Material provided —
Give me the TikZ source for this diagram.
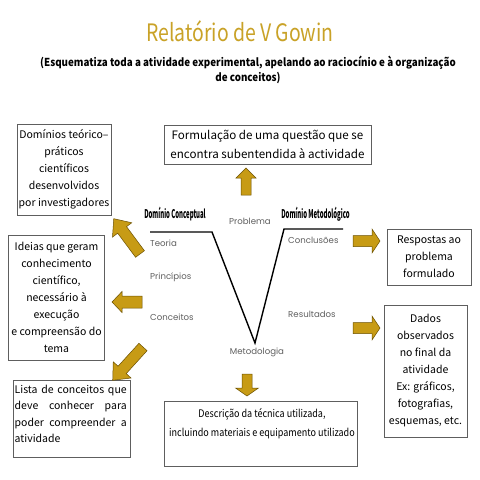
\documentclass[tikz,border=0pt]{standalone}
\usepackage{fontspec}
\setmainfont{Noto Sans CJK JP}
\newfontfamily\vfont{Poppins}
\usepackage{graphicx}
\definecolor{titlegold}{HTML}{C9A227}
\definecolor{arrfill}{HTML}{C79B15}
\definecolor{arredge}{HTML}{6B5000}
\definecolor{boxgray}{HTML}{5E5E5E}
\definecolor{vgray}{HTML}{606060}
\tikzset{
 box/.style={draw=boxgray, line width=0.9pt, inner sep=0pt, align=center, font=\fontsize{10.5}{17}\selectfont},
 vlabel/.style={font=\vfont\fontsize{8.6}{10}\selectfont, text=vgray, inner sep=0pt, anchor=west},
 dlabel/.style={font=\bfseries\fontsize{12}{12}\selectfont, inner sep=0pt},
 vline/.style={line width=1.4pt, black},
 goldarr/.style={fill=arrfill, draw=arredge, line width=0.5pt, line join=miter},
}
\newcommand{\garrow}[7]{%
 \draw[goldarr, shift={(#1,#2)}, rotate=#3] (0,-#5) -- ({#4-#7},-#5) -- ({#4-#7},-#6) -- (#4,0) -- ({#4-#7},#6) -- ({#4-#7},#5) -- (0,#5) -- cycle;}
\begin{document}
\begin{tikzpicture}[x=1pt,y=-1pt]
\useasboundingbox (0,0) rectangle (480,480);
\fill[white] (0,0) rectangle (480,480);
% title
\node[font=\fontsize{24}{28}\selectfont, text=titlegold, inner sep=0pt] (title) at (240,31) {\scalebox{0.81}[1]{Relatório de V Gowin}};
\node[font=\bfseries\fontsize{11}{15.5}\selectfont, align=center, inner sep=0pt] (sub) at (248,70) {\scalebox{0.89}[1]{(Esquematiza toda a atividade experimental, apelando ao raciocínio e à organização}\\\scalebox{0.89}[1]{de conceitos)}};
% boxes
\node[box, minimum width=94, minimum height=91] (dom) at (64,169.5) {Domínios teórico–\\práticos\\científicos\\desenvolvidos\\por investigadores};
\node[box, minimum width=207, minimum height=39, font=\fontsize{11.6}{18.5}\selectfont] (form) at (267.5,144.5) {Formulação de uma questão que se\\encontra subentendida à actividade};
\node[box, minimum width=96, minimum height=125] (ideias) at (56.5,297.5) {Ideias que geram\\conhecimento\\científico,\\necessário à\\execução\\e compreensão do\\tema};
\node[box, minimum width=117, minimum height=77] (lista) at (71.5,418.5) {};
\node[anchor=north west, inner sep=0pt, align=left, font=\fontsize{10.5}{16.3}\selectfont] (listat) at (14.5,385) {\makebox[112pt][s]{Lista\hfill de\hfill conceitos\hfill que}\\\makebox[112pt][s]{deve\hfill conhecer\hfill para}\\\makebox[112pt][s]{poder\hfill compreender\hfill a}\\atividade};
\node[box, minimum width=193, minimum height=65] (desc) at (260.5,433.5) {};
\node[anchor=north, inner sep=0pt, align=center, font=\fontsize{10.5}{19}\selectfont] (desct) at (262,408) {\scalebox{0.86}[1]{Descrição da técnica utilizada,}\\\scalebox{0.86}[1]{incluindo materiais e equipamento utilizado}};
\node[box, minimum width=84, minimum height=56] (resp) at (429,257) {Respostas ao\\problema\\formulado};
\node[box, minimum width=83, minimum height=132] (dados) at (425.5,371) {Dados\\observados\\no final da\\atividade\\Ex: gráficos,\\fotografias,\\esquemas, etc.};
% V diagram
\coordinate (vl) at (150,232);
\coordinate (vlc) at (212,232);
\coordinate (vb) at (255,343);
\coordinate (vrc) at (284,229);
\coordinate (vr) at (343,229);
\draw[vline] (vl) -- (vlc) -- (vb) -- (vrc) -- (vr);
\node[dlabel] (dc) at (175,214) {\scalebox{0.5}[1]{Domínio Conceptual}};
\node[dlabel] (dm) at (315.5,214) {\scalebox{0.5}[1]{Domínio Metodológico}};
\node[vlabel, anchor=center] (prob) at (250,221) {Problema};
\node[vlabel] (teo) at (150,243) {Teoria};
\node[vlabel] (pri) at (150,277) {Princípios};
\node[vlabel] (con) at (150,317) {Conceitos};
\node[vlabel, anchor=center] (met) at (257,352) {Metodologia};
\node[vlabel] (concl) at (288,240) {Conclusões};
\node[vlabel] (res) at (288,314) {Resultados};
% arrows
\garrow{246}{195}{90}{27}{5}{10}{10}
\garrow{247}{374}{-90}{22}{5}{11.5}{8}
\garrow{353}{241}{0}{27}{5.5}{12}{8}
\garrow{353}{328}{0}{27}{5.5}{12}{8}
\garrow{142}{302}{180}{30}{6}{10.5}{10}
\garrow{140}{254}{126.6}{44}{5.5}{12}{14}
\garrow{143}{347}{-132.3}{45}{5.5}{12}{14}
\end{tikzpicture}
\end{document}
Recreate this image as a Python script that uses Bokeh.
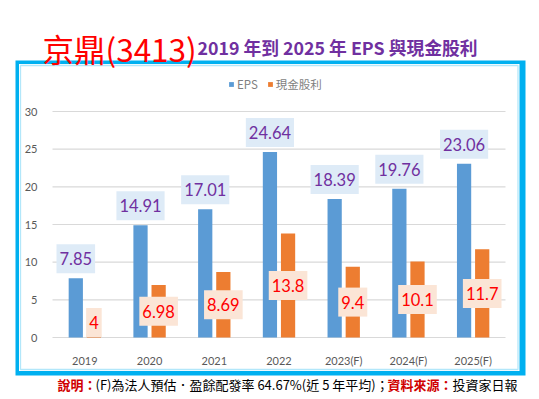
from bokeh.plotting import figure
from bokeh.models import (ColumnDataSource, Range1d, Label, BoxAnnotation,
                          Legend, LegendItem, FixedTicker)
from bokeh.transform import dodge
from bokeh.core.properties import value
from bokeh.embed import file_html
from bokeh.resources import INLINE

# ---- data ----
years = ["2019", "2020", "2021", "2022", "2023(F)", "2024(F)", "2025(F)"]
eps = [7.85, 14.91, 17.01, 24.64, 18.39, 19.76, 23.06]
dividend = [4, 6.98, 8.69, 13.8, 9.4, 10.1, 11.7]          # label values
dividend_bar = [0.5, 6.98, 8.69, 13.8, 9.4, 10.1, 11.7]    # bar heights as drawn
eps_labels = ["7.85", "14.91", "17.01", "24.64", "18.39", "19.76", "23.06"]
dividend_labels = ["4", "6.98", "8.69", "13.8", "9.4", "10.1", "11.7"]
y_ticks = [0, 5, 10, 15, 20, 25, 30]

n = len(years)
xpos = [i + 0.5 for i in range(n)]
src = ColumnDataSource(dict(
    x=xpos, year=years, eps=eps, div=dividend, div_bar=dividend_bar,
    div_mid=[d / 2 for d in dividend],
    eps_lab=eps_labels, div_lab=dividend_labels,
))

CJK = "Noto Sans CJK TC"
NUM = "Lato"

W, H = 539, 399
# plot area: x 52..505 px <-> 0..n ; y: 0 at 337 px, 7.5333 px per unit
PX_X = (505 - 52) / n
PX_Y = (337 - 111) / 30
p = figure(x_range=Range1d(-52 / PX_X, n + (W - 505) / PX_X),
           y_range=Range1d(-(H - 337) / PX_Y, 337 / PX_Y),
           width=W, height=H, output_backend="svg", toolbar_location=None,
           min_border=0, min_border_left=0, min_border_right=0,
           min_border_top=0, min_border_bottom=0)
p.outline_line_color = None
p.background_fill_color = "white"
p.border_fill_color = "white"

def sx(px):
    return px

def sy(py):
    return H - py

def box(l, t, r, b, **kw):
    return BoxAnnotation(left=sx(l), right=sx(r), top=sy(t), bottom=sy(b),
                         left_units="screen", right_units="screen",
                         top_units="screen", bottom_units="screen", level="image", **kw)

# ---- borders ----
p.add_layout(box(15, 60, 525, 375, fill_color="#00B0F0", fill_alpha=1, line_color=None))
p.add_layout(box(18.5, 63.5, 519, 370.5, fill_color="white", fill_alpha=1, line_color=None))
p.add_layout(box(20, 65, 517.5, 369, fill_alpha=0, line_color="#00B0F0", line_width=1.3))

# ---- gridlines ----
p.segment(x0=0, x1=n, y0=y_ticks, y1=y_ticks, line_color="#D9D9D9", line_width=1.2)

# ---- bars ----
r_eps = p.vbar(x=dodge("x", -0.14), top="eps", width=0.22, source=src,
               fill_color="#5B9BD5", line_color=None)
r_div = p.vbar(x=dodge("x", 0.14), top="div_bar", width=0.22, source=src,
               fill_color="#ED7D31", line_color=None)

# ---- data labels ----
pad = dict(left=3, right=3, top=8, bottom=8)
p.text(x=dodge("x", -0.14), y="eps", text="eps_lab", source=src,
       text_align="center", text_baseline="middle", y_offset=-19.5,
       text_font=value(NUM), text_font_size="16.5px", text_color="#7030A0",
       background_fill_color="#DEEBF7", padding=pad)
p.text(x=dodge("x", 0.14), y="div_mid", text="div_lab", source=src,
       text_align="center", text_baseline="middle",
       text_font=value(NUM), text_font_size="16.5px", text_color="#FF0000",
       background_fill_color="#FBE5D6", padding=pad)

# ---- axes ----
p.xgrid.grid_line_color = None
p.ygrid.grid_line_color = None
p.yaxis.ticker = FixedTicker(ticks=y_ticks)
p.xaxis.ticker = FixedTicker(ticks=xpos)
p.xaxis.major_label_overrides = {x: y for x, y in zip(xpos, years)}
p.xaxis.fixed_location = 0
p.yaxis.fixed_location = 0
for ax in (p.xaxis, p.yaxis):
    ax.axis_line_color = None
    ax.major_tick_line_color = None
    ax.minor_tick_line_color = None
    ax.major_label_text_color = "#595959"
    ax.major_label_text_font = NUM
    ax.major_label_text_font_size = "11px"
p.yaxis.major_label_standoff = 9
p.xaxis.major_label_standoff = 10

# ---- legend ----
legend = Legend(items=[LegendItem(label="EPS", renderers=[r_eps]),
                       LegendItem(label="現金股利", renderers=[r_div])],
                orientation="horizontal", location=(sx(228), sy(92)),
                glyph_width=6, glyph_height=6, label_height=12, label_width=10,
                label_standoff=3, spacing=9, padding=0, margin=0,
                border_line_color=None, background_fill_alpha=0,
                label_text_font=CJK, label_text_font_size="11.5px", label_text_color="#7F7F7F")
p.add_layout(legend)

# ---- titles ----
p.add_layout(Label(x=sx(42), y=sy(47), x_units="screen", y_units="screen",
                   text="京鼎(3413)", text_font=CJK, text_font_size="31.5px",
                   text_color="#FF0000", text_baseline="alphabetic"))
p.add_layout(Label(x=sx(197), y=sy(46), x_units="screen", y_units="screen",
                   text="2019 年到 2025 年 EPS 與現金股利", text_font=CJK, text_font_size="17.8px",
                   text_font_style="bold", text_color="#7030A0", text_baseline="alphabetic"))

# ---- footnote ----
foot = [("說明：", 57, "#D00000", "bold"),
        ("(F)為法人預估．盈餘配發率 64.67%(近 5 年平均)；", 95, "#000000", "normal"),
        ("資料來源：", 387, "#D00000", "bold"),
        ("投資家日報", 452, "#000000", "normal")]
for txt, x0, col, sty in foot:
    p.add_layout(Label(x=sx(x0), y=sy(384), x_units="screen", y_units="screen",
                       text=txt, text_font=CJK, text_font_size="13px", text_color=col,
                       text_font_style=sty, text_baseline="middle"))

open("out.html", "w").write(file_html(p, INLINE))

What the exercise asks — Leave the pictures aside and restate exactly the lines from the one containing "Recreate this image" to the one containing "from bokeh.resources import INLINE", those two lines included.

Expected answer —
Recreate this image as a Python script that uses Bokeh.
from bokeh.plotting import figure
from bokeh.models import (ColumnDataSource, Range1d, Label, BoxAnnotation,
                          Legend, LegendItem, FixedTicker)
from bokeh.transform import dodge
from bokeh.core.properties import value
from bokeh.embed import file_html
from bokeh.resources import INLINE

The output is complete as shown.